#### [Problem]
Write out, word for word, every line from the first one through the line that holds "3.5, 100.0, 5.7];", and nothing else; skip the pictures.

#### [Data provided]
## begin
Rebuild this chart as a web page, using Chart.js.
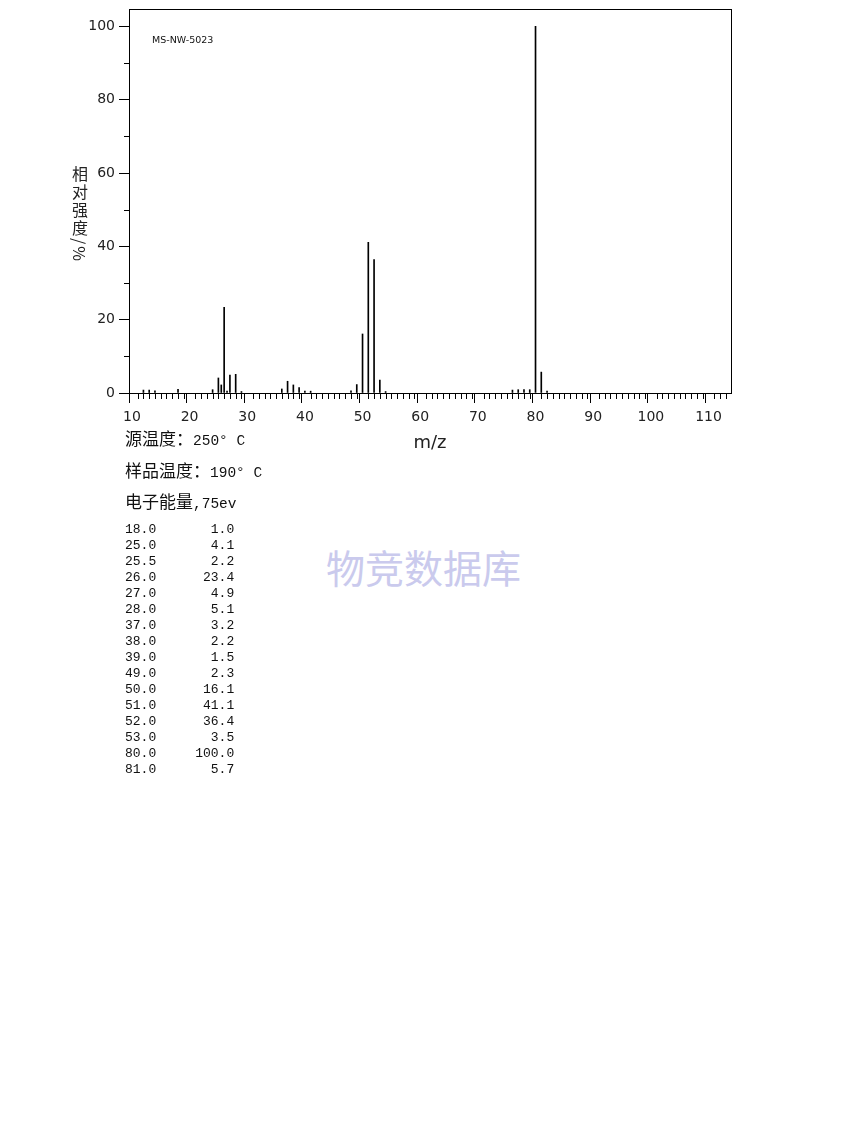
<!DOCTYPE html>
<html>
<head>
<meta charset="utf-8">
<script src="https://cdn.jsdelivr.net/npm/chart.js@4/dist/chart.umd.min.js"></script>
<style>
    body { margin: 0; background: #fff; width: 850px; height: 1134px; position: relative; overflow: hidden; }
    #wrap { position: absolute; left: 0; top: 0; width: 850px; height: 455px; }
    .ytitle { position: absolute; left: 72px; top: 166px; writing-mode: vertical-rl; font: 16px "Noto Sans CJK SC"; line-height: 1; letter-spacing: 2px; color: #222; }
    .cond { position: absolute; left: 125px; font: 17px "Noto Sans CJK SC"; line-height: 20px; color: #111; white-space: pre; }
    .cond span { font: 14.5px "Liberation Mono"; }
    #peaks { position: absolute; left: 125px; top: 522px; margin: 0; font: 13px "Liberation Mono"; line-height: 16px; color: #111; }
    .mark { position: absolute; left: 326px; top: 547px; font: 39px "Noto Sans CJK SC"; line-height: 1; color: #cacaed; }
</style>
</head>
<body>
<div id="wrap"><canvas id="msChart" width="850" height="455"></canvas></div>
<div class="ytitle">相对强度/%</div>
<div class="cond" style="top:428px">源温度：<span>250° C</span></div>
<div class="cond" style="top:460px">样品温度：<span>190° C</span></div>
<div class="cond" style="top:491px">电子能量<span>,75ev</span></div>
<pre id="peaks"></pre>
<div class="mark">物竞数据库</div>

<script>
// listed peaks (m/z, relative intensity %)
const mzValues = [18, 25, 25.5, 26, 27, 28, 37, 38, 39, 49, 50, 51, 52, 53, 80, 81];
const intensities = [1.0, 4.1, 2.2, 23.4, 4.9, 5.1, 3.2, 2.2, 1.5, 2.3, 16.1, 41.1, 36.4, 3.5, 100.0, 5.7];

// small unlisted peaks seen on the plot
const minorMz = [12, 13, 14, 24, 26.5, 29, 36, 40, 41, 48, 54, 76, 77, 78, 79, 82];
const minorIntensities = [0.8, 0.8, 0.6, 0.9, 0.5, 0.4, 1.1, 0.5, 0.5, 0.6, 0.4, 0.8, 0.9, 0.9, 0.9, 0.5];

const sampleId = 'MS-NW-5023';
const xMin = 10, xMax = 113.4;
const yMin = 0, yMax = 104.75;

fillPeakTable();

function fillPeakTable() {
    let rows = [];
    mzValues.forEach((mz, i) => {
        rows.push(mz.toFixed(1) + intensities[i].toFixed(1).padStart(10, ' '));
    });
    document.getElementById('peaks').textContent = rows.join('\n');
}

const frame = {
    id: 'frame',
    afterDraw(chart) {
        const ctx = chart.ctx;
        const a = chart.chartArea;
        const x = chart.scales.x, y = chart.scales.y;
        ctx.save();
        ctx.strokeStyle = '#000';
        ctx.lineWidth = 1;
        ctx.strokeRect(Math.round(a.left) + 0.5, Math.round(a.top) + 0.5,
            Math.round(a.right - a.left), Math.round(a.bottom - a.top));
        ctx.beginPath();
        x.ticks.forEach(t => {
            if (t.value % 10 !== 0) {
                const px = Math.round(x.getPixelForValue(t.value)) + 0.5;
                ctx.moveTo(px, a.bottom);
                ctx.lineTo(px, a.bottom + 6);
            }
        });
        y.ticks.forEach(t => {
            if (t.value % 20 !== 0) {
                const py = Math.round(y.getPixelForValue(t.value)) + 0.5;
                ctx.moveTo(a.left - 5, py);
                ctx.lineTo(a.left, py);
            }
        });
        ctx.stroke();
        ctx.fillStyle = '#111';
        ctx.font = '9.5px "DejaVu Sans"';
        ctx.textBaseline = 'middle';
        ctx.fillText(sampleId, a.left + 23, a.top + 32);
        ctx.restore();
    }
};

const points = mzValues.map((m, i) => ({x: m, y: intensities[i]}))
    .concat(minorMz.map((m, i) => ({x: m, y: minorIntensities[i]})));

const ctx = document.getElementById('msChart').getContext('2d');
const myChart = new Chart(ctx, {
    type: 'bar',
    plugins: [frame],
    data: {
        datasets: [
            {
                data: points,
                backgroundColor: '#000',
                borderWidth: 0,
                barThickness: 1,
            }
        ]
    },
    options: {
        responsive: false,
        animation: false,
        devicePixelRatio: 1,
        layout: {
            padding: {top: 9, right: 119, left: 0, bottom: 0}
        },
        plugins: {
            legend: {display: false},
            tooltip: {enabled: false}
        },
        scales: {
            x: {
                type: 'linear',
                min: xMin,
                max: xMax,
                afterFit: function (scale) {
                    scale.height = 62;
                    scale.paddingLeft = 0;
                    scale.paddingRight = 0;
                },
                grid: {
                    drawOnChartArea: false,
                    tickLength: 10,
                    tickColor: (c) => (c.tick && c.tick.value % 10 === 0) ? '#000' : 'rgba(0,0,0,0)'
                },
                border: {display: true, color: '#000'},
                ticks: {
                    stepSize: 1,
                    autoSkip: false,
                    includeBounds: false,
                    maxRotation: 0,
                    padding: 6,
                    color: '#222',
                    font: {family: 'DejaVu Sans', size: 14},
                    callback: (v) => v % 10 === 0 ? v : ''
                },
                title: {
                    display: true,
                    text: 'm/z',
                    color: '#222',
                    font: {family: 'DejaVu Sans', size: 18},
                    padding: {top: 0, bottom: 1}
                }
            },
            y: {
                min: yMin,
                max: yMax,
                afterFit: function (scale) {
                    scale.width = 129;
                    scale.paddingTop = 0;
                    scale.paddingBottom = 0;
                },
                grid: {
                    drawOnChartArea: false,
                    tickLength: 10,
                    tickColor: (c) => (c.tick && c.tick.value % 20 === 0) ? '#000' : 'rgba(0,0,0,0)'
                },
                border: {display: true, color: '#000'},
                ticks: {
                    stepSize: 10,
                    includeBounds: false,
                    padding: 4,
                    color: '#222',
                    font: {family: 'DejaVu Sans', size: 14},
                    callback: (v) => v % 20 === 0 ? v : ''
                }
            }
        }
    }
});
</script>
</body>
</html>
## end
#### [Result for this task]
Rebuild this chart as a web page, using Chart.js.
<!DOCTYPE html>
<html>
<head>
<meta charset="utf-8">
<script src="https://cdn.jsdelivr.net/npm/chart.js@4/dist/chart.umd.min.js"></script>
<style>
    body { margin: 0; background: #fff; width: 850px; height: 1134px; position: relative; overflow: hidden; }
    #wrap { position: absolute; left: 0; top: 0; width: 850px; height: 455px; }
    .ytitle { position: absolute; left: 72px; top: 166px; writing-mode: vertical-rl; font: 16px "Noto Sans CJK SC"; line-height: 1; letter-spacing: 2px; color: #222; }
    .cond { position: absolute; left: 125px; font: 17px "Noto Sans CJK SC"; line-height: 20px; color: #111; white-space: pre; }
    .cond span { font: 14.5px "Liberation Mono"; }
    #peaks { position: absolute; left: 125px; top: 522px; margin: 0; font: 13px "Liberation Mono"; line-height: 16px; color: #111; }
    .mark { position: absolute; left: 326px; top: 547px; font: 39px "Noto Sans CJK SC"; line-height: 1; color: #cacaed; }
</style>
</head>
<body>
<div id="wrap"><canvas id="msChart" width="850" height="455"></canvas></div>
<div class="ytitle">相对强度/%</div>
<div class="cond" style="top:428px">源温度：<span>250° C</span></div>
<div class="cond" style="top:460px">样品温度：<span>190° C</span></div>
<div class="cond" style="top:491px">电子能量<span>,75ev</span></div>
<pre id="peaks"></pre>
<div class="mark">物竞数据库</div>

<script>
// listed peaks (m/z, relative intensity %)
const mzValues = [18, 25, 25.5, 26, 27, 28, 37, 38, 39, 49, 50, 51, 52, 53, 80, 81];
const intensities = [1.0, 4.1, 2.2, 23.4, 4.9, 5.1, 3.2, 2.2, 1.5, 2.3, 16.1, 41.1, 36.4, 3.5, 100.0, 5.7];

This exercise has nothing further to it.